AIR DATE: June 17, 2013


Rosemary Virtuoso, Department of Student Threat Evaluation and Crisis Response, Clark County School District

BY ERIK HELLING -- Last month, students at Bonanza High School lost two classmates. Andrew Sasse, a senior, died in a fall at Red Rock National Conservation Area. And 15-year-old Marcos Arenas was killed in traffic during an attempted robbery.

Rosemary Virtuoso is part of the crisis response team that was dispatched to help students and teachers cope with the losses. Virtuoso, who stayed at Bonanza High School until the end of the school year, noted the “multiple stressors” on the students’ plate as they balanced their schoolwork with coping with the loss of their classmates.

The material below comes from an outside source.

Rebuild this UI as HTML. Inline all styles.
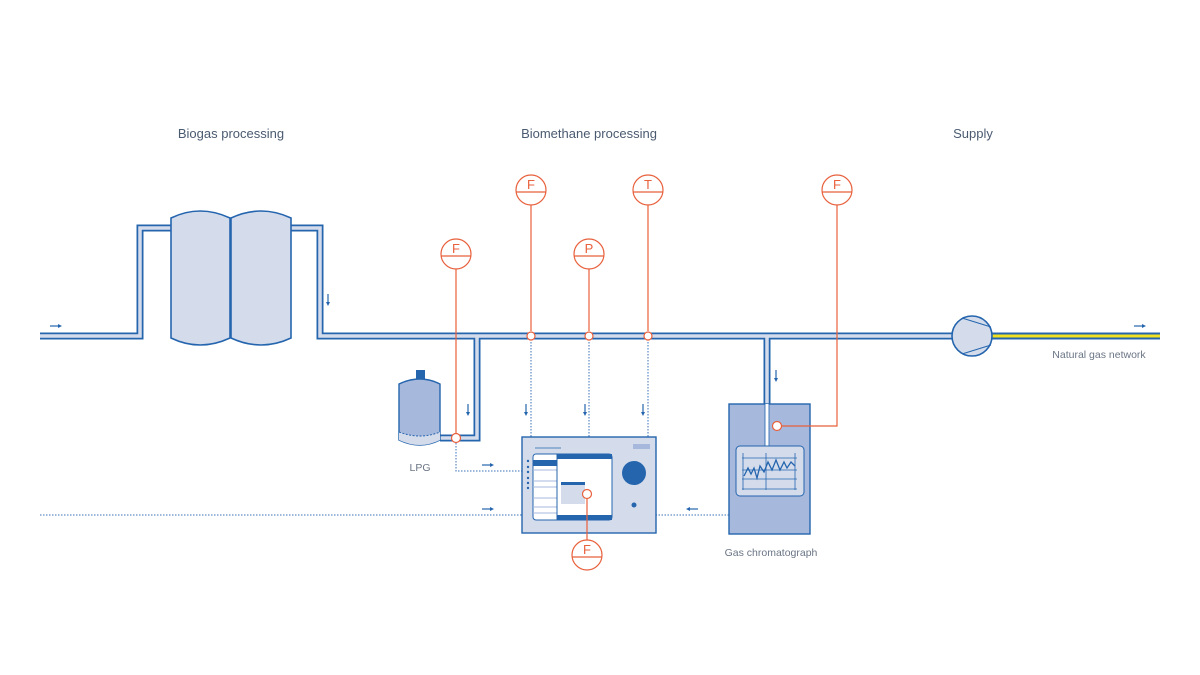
<!DOCTYPE html>
<html><head><style>body{margin:0;background:#fff}svg{display:block}text{font-family:"Liberation Sans",sans-serif}</style></head><body>
<svg width="1200" height="675" viewBox="0 0 1200 675" xmlns="http://www.w3.org/2000/svg">
<defs>
<g id="arr"><line x1="-6" y1="0" x2="4" y2="0" stroke="#2565ae" stroke-width="1.2"/><path d="M2,-2 L6,0 L2,2Z" fill="#2565ae"/></g>
</defs>
<g fill="#4a5a70" font-size="13" text-anchor="middle">
<text x="231" y="138">Biogas processing</text>
<text x="589" y="138">Biomethane processing</text>
<text x="973" y="138">Supply</text>
</g>
<g fill="#6a7585" font-size="10.5" text-anchor="middle">
<text x="420" y="471">LPG</text>
<text x="771" y="556">Gas chromatograph</text>
<text x="1099" y="358">Natural gas network</text>
</g>
<!-- dotted lines -->
<g stroke="#3a70b5" stroke-width="1" stroke-dasharray="1.5,1.5" fill="none">
<path d="M456,440 V471 H522"/>
<path d="M40,515 H522"/>
<path d="M770,496 V515 H656"/>
<path d="M531,336 V437 M589,336 V437 M648,336 V437"/>
</g>
<!-- pipes -->
<g fill="none" stroke-linejoin="miter">
<path d="M40,336 H140 V228 H172 M290,228 H320 V336 H952 M477,336 V438 H440 M767,336 V445" stroke="#2565ae" stroke-width="7"/>
<path d="M40,336 H140 V228 H172 M290,228 H320 V336 H952 M477,336 V438 H440 M767,336 V445" stroke="#d4dcec" stroke-width="3.5"/>
<line x1="990" y1="336" x2="1160" y2="336" stroke="#2565ae" stroke-width="7"/>
<line x1="990" y1="336" x2="1160" y2="336" stroke="#f0e020" stroke-width="3"/>
</g>
<!-- tanks -->
<g fill="#d4dcec" stroke="#2565ae" stroke-width="1.6">
<path d="M171,218 Q200,204 230,218 V338 Q200,352 171,338Z"/>
<path d="M231,218 Q261,204 291,218 V338 Q261,352 231,338Z"/>
</g>
<!-- LPG -->
<rect x="416" y="370" width="9" height="12" fill="#2565ae"/>
<path d="M399,384 Q420,374 440,384 V440 Q420,450 399,440Z" fill="#a6b8dc" stroke="#2565ae" stroke-width="1.4"/>
<path d="M399,432 Q420,440 440,432 V440 Q420,450 399,440Z" fill="#d4dcec" stroke="none"/>
<path d="M399,432 Q420,440 440,432" fill="none" stroke="#2565ae" stroke-width="1" stroke-dasharray="2,1.5"/>
<!-- pump -->
<circle cx="972" cy="336" r="20" fill="#d4dcec" stroke="#2565ae" stroke-width="1.6"/>
<path d="M962,318 L991,327 M962,354 L991,345" stroke="#2565ae" stroke-width="1" fill="none"/>
<!-- GC -->
<rect x="729" y="404" width="81" height="130" fill="#a6b8dc" stroke="#2565ae" stroke-width="1.4"/>
<line x1="767" y1="404" x2="767" y2="446" stroke="#fff" stroke-width="3.5"/>
<line x1="765" y1="404" x2="765" y2="446" stroke="#2565ae" stroke-width="0.8"/><line x1="769" y1="404" x2="769" y2="446" stroke="#2565ae" stroke-width="0.8"/>
<rect x="736" y="446" width="68" height="50" rx="4" fill="#d4dcec" stroke="#2565ae" stroke-width="1"/>
<g stroke="#2565ae" stroke-width="0.8" fill="none">
<path d="M743,453 V490 M766,453 V490 M795,453 V490 M742,458 H797 M742,470 H797 M742,479 H797 M742,489 H797"/>
<path d="M744,476 L748,468 L751,474 L754,468 L757,478 L760,466 L764,472 L768,462 L772,470 L776,460 L780,470 L784,462 L787,468 L791,462 L795,466" stroke-width="1.3"/>
</g>
<!-- analyzer -->
<rect x="522" y="437" width="134" height="96" fill="#d4dcec" stroke="#2565ae" stroke-width="1.4"/>
<line x1="535" y1="448" x2="561" y2="448" stroke="#2565ae" stroke-width="0.8"/>
<rect x="633" y="444" width="17" height="5" fill="#a6b8dc"/>
<g fill="#2565ae"><circle cx="528" cy="461" r="1.2"/><circle cx="528" cy="467" r="1.2"/><circle cx="528" cy="472" r="1.2"/><circle cx="528" cy="478" r="1.2"/><circle cx="528" cy="483" r="1.2"/><circle cx="528" cy="488" r="1.2"/></g>
<rect x="533" y="454" width="79" height="66" rx="3" fill="#fff" stroke="#2565ae" stroke-width="1"/>
<rect x="557" y="454" width="55" height="5" fill="#2565ae"/>
<rect x="557" y="515" width="55" height="5" fill="#2565ae"/>
<rect x="533" y="460" width="24" height="6" fill="#2565ae"/>
<g stroke="#a6b8dc" stroke-width="1"><path d="M533,470 H557 M533,481 H557 M533,487 H557 M533,498 H557 M533,507 H557 M533,513 H557"/></g>
<line x1="557" y1="454" x2="557" y2="520" stroke="#2565ae" stroke-width="1"/>
<rect x="561" y="482" width="24" height="22" fill="#d4dcec"/>
<rect x="561" y="482" width="24" height="3" fill="#2565ae"/>
<circle cx="634" cy="473" r="12" fill="#2565ae"/>
<circle cx="634" cy="505" r="2.5" fill="#2565ae"/>
<!-- arrows -->
<use href="#arr" x="56" y="326"/>
<use href="#arr" x="1140" y="326"/>
<use href="#arr" x="488" y="465"/>
<use href="#arr" x="488" y="509"/>
<g transform="translate(692,509) scale(-1,1)"><use href="#arr"/></g>
<g transform="rotate(90)">
<use href="#arr" x="300" y="-328"/>
<use href="#arr" x="410" y="-468"/>
<use href="#arr" x="410" y="-526"/>
<use href="#arr" x="410" y="-585"/>
<use href="#arr" x="410" y="-643"/>
<use href="#arr" x="376" y="-776"/>
</g>
<!-- instruments -->
<g stroke="#e8603c" stroke-width="1.2" fill="none">
<path d="M456,269 V433 M531,205 V331 M589,269 V331 M648,205 V331 M837,205 V426 H781 M587,540 V498"/>
<circle cx="456" cy="438" r="4.5" fill="#fff"/>
<circle cx="531" cy="336" r="4" fill="#fff"/>
<circle cx="589" cy="336" r="4" fill="#fff"/>
<circle cx="648" cy="336" r="4" fill="#fff"/>
<circle cx="777" cy="426" r="4.5" fill="#fff"/>
<circle cx="587" cy="494" r="4.5" fill="#fff"/>
<g fill="#fff">
<circle cx="456" cy="254" r="15"/><circle cx="531" cy="190" r="15"/><circle cx="589" cy="254" r="15"/>
<circle cx="648" cy="190" r="15"/><circle cx="837" cy="190" r="15"/><circle cx="587" cy="555" r="15"/>
</g>
<path d="M441,256 H471 M516,192 H546 M574,256 H604 M633,192 H663 M822,192 H852 M572,557 H602"/>
</g>
<g fill="#e8603c" font-size="13" text-anchor="middle">
<text x="456" y="253">F</text><text x="531" y="189">F</text><text x="589" y="253">P</text>
<text x="648" y="189">T</text><text x="837" y="189">F</text><text x="587" y="554">F</text>
</g>
</svg>
</body></html>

She emphasized the importance of addressing student’s emotions when helping them through their grief.

“What we try to do is help children understand what the feelings are, (and) that they are very confusing. The emotions have to be interpreted in certain ways, but first they have to emote and (we) try to make sense of them.”

Virtuoso says that the deaths of the two students in May were senseless, but she has to help students understand that situations such as these happen.

“We don’t really understand this issue of ‘control’ or lack thereof around us, and that certain things are beyond our control,” Virtuoso said.

She brings up the point of proximity affecting grieving students as well. The closer the student was to the deceased in terms of common classes, extracurricular activities, and neighborhood directly influences how much the death of another student will affect them. The CCSD Crisis Response Team considers those factors when helping students.

The overall goal of Virtuoso and CCSD Crisis Response is to get students to the point where they can move on.

“We want the students to be stabilized and back to their normal activities.”